[Instructions for the task]
Reproduce exactly, and only, the lines of the material below running from the line bearing "Output the web" through the line bearing "var yTitle = '% of stroke duration';". Leave any pictures out.

[Given data]
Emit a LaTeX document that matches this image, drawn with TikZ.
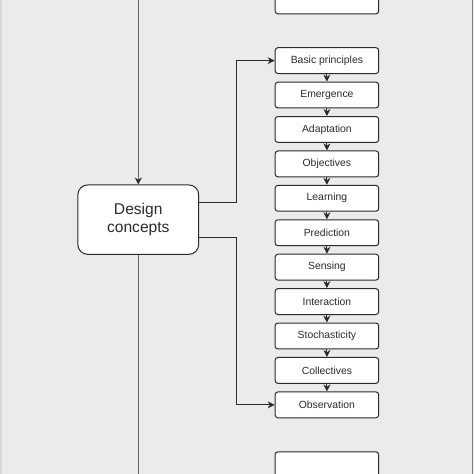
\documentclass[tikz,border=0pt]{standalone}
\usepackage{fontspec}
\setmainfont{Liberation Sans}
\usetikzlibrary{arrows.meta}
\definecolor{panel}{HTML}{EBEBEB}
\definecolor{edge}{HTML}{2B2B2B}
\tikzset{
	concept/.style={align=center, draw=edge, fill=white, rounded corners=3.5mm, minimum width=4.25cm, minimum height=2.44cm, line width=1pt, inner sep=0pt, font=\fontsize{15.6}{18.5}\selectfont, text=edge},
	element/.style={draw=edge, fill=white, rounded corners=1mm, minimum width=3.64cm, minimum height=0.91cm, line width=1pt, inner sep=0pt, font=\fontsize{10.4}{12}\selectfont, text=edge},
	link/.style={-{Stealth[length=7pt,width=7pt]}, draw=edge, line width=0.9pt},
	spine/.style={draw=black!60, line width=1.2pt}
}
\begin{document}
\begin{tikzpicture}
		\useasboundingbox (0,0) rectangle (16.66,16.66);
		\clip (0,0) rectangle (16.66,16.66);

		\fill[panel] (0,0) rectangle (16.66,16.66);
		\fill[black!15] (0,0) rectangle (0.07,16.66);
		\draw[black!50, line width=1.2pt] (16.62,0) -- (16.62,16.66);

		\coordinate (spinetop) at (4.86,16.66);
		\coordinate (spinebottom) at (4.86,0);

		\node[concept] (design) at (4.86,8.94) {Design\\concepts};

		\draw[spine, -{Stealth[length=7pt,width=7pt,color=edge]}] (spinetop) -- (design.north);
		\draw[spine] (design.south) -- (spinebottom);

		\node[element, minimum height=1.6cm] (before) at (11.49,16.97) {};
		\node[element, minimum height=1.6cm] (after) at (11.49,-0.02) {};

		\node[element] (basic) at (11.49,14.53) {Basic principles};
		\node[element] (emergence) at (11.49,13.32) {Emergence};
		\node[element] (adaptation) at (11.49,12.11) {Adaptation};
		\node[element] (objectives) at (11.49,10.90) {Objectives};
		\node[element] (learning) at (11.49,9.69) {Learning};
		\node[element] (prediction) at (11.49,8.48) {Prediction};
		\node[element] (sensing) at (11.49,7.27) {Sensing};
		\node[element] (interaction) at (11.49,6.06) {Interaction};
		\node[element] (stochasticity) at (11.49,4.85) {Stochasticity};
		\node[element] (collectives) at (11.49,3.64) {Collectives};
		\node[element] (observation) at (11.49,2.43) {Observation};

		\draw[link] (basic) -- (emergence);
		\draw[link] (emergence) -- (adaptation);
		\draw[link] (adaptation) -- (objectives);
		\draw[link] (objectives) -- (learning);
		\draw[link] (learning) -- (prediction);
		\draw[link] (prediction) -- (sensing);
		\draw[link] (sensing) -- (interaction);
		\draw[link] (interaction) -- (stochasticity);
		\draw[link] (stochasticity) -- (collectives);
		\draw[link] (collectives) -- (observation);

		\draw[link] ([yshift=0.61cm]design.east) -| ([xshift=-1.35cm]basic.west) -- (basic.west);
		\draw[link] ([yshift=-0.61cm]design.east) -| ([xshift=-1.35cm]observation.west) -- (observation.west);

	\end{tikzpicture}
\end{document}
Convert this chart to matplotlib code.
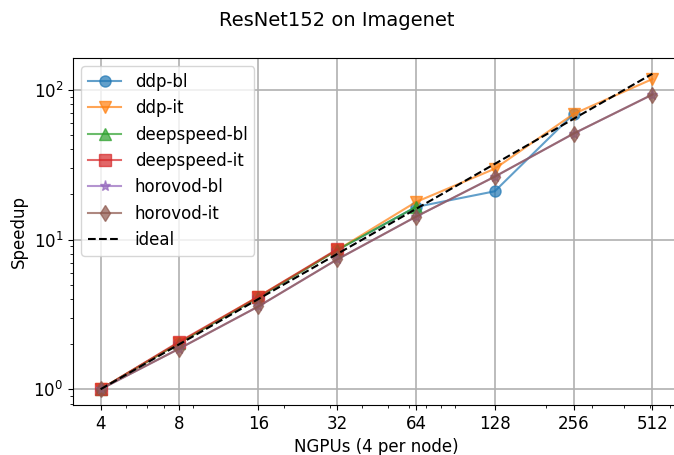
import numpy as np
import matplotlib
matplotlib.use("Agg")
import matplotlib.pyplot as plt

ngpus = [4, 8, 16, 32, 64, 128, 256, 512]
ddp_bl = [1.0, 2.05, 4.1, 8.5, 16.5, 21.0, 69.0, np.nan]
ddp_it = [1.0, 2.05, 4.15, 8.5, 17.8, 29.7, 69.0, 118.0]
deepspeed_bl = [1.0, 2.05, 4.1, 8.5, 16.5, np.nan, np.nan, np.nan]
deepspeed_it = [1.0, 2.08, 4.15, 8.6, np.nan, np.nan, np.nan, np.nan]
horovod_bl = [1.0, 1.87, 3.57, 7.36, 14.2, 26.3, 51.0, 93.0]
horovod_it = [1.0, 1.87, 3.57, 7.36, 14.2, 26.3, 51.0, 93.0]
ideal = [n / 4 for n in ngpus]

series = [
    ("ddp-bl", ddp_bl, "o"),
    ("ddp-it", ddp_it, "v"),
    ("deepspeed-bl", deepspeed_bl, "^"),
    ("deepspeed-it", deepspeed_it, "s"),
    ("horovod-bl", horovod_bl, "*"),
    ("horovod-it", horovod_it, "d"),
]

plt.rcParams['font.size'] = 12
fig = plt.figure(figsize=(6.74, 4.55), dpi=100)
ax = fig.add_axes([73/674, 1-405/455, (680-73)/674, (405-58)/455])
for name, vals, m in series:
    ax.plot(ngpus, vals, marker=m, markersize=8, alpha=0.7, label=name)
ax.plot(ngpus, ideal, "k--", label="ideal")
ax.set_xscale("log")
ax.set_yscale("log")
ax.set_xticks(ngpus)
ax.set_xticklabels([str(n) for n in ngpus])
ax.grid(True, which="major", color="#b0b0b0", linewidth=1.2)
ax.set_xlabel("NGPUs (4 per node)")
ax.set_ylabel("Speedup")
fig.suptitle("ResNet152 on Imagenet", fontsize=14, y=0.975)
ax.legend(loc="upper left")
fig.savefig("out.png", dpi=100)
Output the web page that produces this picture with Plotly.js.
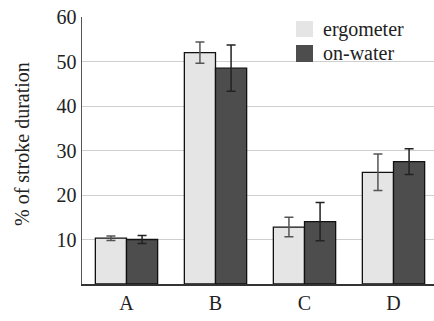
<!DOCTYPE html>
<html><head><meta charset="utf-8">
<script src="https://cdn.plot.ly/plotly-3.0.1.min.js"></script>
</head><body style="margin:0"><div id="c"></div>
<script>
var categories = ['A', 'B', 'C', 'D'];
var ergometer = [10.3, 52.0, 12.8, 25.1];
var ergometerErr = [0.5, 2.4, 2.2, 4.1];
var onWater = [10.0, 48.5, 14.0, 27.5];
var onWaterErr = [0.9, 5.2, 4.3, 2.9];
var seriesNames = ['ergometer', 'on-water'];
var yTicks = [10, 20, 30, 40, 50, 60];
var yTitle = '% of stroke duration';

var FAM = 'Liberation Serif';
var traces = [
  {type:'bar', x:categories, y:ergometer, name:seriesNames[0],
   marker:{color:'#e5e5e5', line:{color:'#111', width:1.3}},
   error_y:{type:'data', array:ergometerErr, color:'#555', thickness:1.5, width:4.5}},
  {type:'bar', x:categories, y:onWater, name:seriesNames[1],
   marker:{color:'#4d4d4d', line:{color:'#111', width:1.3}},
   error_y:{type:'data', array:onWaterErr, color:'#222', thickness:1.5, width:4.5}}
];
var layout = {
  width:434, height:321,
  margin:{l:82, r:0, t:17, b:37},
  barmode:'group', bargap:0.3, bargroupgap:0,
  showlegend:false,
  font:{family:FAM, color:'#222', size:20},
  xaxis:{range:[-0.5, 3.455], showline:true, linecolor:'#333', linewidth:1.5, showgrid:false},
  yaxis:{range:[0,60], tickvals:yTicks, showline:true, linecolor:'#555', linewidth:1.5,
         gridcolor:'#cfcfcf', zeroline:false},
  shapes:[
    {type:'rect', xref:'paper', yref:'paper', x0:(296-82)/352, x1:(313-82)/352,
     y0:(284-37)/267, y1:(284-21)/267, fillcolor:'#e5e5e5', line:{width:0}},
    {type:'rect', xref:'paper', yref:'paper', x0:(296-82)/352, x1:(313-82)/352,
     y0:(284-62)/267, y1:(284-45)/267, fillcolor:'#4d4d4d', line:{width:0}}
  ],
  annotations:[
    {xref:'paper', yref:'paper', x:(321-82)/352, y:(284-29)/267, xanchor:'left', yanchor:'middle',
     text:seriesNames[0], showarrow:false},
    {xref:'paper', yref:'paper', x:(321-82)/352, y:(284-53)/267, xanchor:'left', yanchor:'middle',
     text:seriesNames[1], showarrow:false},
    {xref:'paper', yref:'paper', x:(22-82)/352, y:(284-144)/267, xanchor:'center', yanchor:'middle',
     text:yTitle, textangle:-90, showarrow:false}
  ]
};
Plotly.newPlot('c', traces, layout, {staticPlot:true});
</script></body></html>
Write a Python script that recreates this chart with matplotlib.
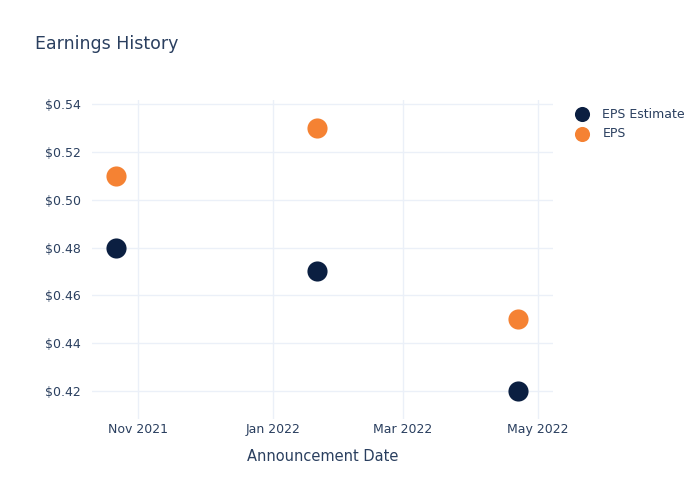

[Correct answer]
Output the web page that produces this picture with Plotly.js.
<!DOCTYPE html>
<html><head><meta charset="utf-8">
<script src="https://cdn.plot.ly/plotly-3.0.1.min.js"></script>
</head><body style="margin:0"><div id="c"></div>
<script>
var categories = ['A', 'B', 'C', 'D'];
var ergometer = [10.3, 52.0, 12.8, 25.1];
var ergometerErr = [0.5, 2.4, 2.2, 4.1];
var onWater = [10.0, 48.5, 14.0, 27.5];
var onWaterErr = [0.9, 5.2, 4.3, 2.9];
var seriesNames = ['ergometer', 'on-water'];
var yTicks = [10, 20, 30, 40, 50, 60];
var yTitle = '% of stroke duration';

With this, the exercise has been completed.